Risk Equals Reward — Big Risk Equals Big Reward
How do you turn your kitchen table idea into a million dollars? How do you become a successful entrepreneur? There are many books that detail all the abilities and strengths that need to be brought to the task, but it's not so much a question of competence as one of entrepreneurial character. You could bring with you every word of wisdom and degrees from venerable Ivy League colleges on how to succeed to the threshold as an entrepreneur, but without the necessary willingness to take a calculated risk, you could not take the first step toward that exciting and mysterious frontier of risk and reward.
There is no reward without risk, and the bigger the risk, the bigger the reward.
To some people — a couple of whom will no doubt be family members — the willingness to embark upon a path of risk will be perceived on one day as courage, on the next as foolish abandon, and on another as insanity. At the very beginning, I was walking in the darkness of faith and not the light of reason. There was no way I could communicate my expectations to friends and family — I just had a gut feeling that I would be successful and I had to follow my gut. Many told me I would fail. Let's face it; vision is a gift of the dreamer, and not everyone was born to dream. People had been laughing at dreamers for aeons before I came along. I'm sure a lot of people laughed at Bill Gates when he dropped out of college to pursue some little business he had going on in his garage.
I Was No Bill Gates
The little project on the side I was working on in my basement was laughably simple. In fact, no one took me seriously, and why should they have? It was literally a bag of corn! The whole invention itself was a complete accident. I was a stay-at-home mom with two boys, aged two and four, who was just looking for something clever to give to her kids' teachers for a Christmas present. My husband was feeding deer in the backyard of our sprawling tree-lined suburban neighborhood. What did we know? We were city kids with our first official house with a certified yard! I saw a fifty-pound bag of corn he had left standing upright next to my sewing machine and a lightbulb went off in my head. I had heard of rice in socks, surely corn would be better: It had a bigger grain that would hold on to heat longer. I put the corn in a hastily sewn pillowcase, heated it up in the microwave for a couple of minutes, then took it out and held it against my chest.

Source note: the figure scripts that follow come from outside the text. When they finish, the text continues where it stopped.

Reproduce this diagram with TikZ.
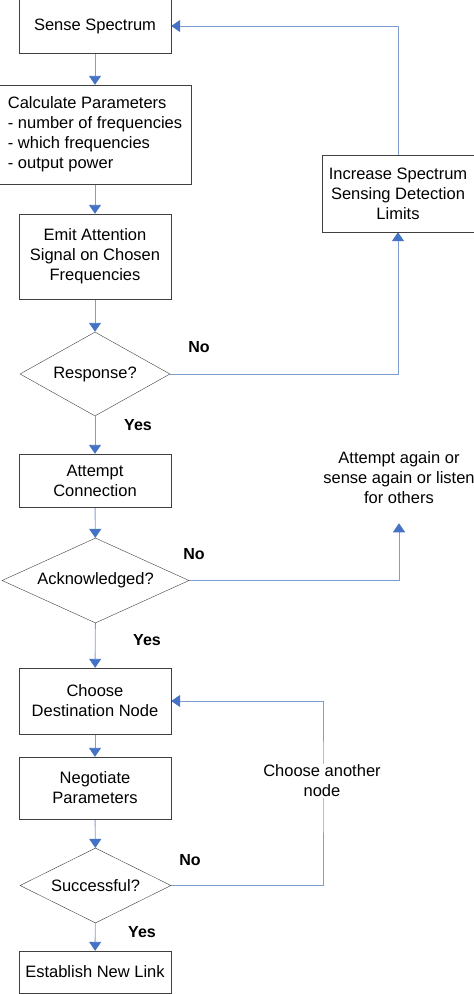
\documentclass[tikz,border=0pt]{standalone}
\usepackage{fontspec}
\setmainfont{Liberation Sans}
\usetikzlibrary{arrows.meta, positioning, shapes.geometric, backgrounds}
\definecolor{flowline}{HTML}{7F9ED0}
\definecolor{flowtip}{HTML}{4472C4}
\definecolor{boxline}{HTML}{404040}

\begin{document}
\begin{tikzpicture}[
    x=1pt, y=-1pt,
    font=\fontsize{16.5}{20}\selectfont,
    stepbox/.style={draw=boxline, fill=white, thin, minimum width=152pt,
        align=center, inner sep=2pt},
    decision/.style={draw=boxline, fill=white, thin, diamond, inner sep=0pt,
        align=center},
    flow/.style={-{Triangle[length=9pt, width=12pt, color=flowtip]},
        line width=0.9pt, color=flowline},
    answer/.style={font=\fontsize{16}{20}\selectfont\bfseries},
    note/.style={align=center, fill=white, inner sep=1pt}
]
\useasboundingbox (0,0) rectangle (474,994);

% --- Main column ---
\node[stepbox, minimum height=54pt] (sense) at (95, 26) {Sense Spectrum};
\node[stepbox, minimum width=192pt, minimum height=99pt, align=left] (calc) at (95, 134.5)
    {Calculate Parameters\\- number of frequencies\\- which frequencies\\- output power};
\node[stepbox, minimum height=85pt] (emit) at (95, 256.5) {Emit Attention\\Signal on Chosen\\Frequencies};
\node[decision, aspect=1.8, minimum width=150pt, minimum height=84pt] (resp) at (95, 374) {Response?};
\node[stepbox, minimum height=53pt] (attempt) at (95, 480.5) {Attempt\\Connection};
\node[decision, aspect=2.2, minimum width=187pt, minimum height=85pt] (ack) at (95.5, 580.5) {Acknowledged?};
\node[stepbox, minimum height=66pt] (choose) at (95, 701) {Choose\\Destination Node};
\node[stepbox, minimum height=62pt] (nego) at (95, 788) {Negotiate\\Parameters};
\node[decision, aspect=2.0, minimum width=151pt, minimum height=75pt] (succ) at (95.5, 885.5) {Successful?};
\node[stepbox, minimum height=42pt] (link) at (95, 972) {Establish New Link};

% --- Right-hand side ---
\node[stepbox, minimum height=77pt] (incr) at (398, 193.5) {Increase Spectrum\\Sensing Detection\\Limits};
\node[note] (retry) at (399, 478) {Attempt again or\\sense again or listen\\for others};
\node[note] (another) at (322, 781) {Choose another\\node};

% --- Decision labels ---
\node[answer] (no1) at (199, 347) {No};
\node[answer] (yes1) at (138, 425) {Yes};
\node[answer] (no2) at (194, 554) {No};
\node[answer] (yes2) at (147, 640) {Yes};
\node[answer] (no3) at (190, 860) {No};
\node[answer] (yes3) at (142, 932) {Yes};

% --- Connectors ---
\begin{scope}[on background layer]
\draw[flow] (sense) -- (calc);
\draw[flow] (calc) -- (emit);
\draw[flow] (emit) -- (resp);
\draw[flow] (resp) -- (attempt);
\draw[flow] (attempt) -- (ack);
\draw[flow] (ack) -- (choose);
\draw[flow] (choose) -- (nego);
\draw[flow] (nego) -- (succ);
\draw[flow] (succ) -- (link);

\draw[flow] (resp.east) -| (incr.south);
\draw[flow] (incr.north) |- (sense.east);
\draw[flow] (ack.east) -| ([yshift=-18pt]retry.south);
\draw[flow] (succ.east) -| ([xshift=1pt]another.center) |- (choose.east);
\end{scope}

\end{tikzpicture}
\end{document}
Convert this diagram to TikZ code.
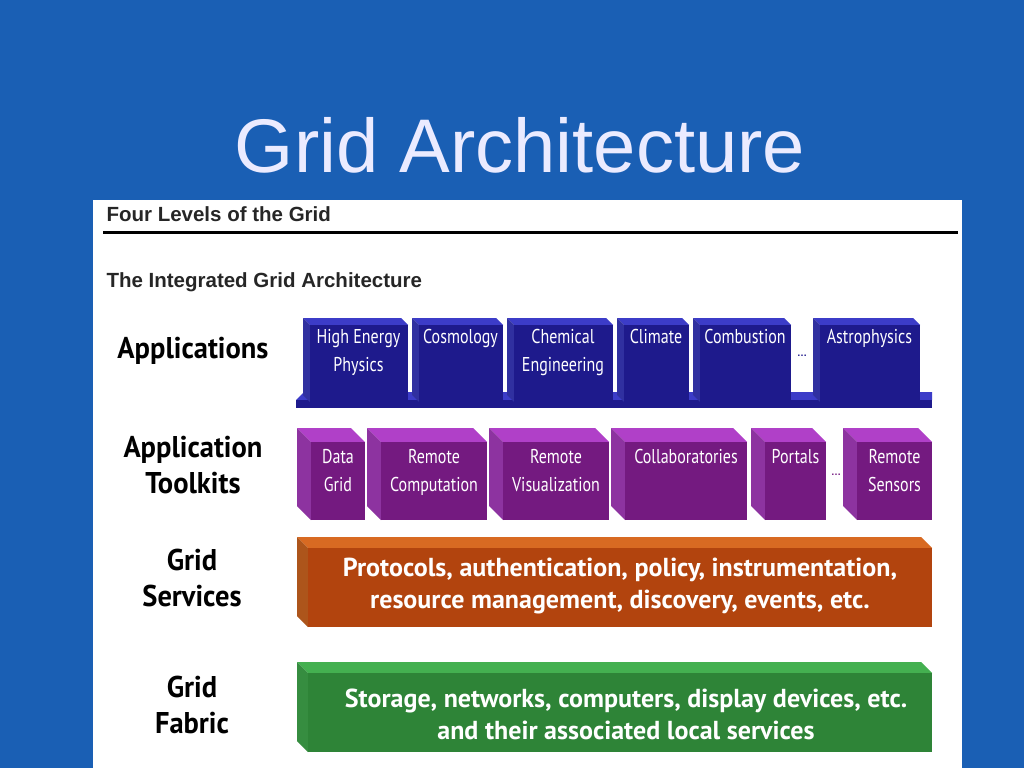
\documentclass[tikz,border=0pt]{standalone}
\usepackage{fontspec}
\setmainfont{Liberation Sans}
\newfontfamily\boxfont{PT Sans}
\usetikzlibrary{positioning}
\definecolor{slideblue}{HTML}{1A5FB4}
\definecolor{appfront}{HTML}{1E1A8C}
\definecolor{apptop}{HTML}{3C3CC8}
\definecolor{kitfront}{HTML}{741A80}
\definecolor{kittop}{HTML}{B040C8}
\definecolor{srvfront}{HTML}{B2440E}
\definecolor{srvtop}{HTML}{D86A22}
\definecolor{fabfront}{HTML}{2E8437}
\definecolor{fabtop}{HTML}{44B050}
% box with top and left face: x1,y1,x2,y2,depth,front,side
\newcommand\gbox[7]{%
  \fill[#7] (#1,#2) -- (#3-#5,#2) -- (#3,#2+#5) -- (#1+#5,#2+#5) -- cycle;
  \fill[#7!80!black] (#1,#2) -- (#1+#5,#2+#5) -- (#1+#5,#4) -- (#1,#4-#5) -- cycle;
  \fill[#6] (#1+#5,#2+#5) rectangle (#3,#4);}
\begin{document}
\begin{tikzpicture}[x=1pt,y=-1pt,
    level/.style={font=\fontsize{30}{36}\selectfont\bfseries\boxfont, align=center, xscale=0.95},
    boxtext/.style={font=\fontsize{20}{28}\selectfont\boxfont, text=white, align=center, xscale=0.8},
    bartext/.style={font=\fontsize{26}{32}\selectfont\bfseries\boxfont, text=white, align=center}]
    \fill[slideblue] (0,0) rectangle (1024,768);
    \useasboundingbox (0,0) rectangle (1024,768);
    \node[text=blue!8!white, font=\fontsize{76}{84}\selectfont] (title) at (520,145) {Grid Architecture};
    \fill[white] (93,200) rectangle (962,768);
    \node[anchor=west, font=\fontsize{20.5}{22}\selectfont\bfseries, text=black!85] (four) at (103,214) {Four Levels of the Grid};
    \draw[line width=3pt] (103,232) -- (958,232);
    \node[anchor=west, font=\fontsize{20.5}{22}\selectfont\bfseries, text=black!85] (integ) at (103,282) {The Integrated Grid Architecture};
    % level labels
    \node[level] (lapp) at (193,351) {Applications};
    \node[level] (lkit) at (193,465) {Application\\Toolkits};
    \node[level] (lsrv) at (192,578) {Grid\\Services};
    \node[level] (lfab) at (192,705) {Grid\\Fabric};
    % applications
    \fill[apptop] (304,392) -- (932,392) -- (932,400) -- (296,400) -- cycle;
    \fill[appfront] (296,400) rectangle (932,408);
    \foreach \xa/\xb/\name/\txt in {303/408/hep/{High Energy\\Physics}, 412/503/cos/Cosmology,
        507/613/chem/{Chemical\\Engineering}, 617/689/clim/Climate, 693/791/comb/Combustion,
        813/920/astro/Astrophysics} {
      \gbox{\xa}{318}{\xb}{402}{7}{appfront}{apptop}
      \node[boxtext, anchor=north] (\name) at ({(\xa+\xb)/2+3},326) {\txt};
    }
    \node[text=appfront, font=\bfseries] (appdots) at (802,356) {\dots};
    % toolkits
    \foreach \xa/\xb/\name/\txt in {297/365/data/{Data\\Grid}, 367/487/rcomp/{Remote\\Computation},
        489/609/rvis/{Remote\\Visualization}, 611/747/collab/Collaboratories, 751/826/port/Portals,
        843/932/rsens/{Remote\\Sensors}} {
      \gbox{\xa}{428}{\xb}{520}{14}{kitfront}{kittop}
      \node[boxtext, anchor=north] (\name) at ({(\xa+\xb)/2+7},446) {\txt};
    }
    \node[text=kitfront, font=\bfseries] (kitdots) at (836,475) {\dots};
    % services and fabric
    \gbox{297}{537}{932}{627}{11}{srvfront}{srvtop}
    \node[bartext] (srv) at (620,586) {Protocols, authentication, policy, instrumentation,\\resource management, discovery, events, etc.};
    \gbox{297}{662}{932}{752}{11}{fabfront}{fabtop}
    \node[bartext] (fab) at (626,714) {Storage, networks, computers, display devices, etc.\\and their associated local services};
\end{tikzpicture}
\end{document}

I was blown away by the wave of soothing moist heat that enveloped my body.
The Eureka Moment: When Inspiration Meets Invention
I was overtaken by something that can only be described as a fever. I was possessed during the next three days by a tireless need to work on this thing only. Sewing different-sized pillowcases like an automaton, I experimented with different weights and fills, dragging my screaming, uncooperative kids through blinding whiteout snowstorms to every fabric store within thirty miles, looking for the perfect fabric, the perfect print, the perfect welt cord. I used a hundred-dollar sewing machine I had gotten for free with my credit card points, jamming my fingers under the needle occasionally — I was a lousy sewer — and produced pretty pillowcases with tiny little bloodstains on them where I had sewn over my finger as I tried to turn a tight corner on the cheap, lumbering machine.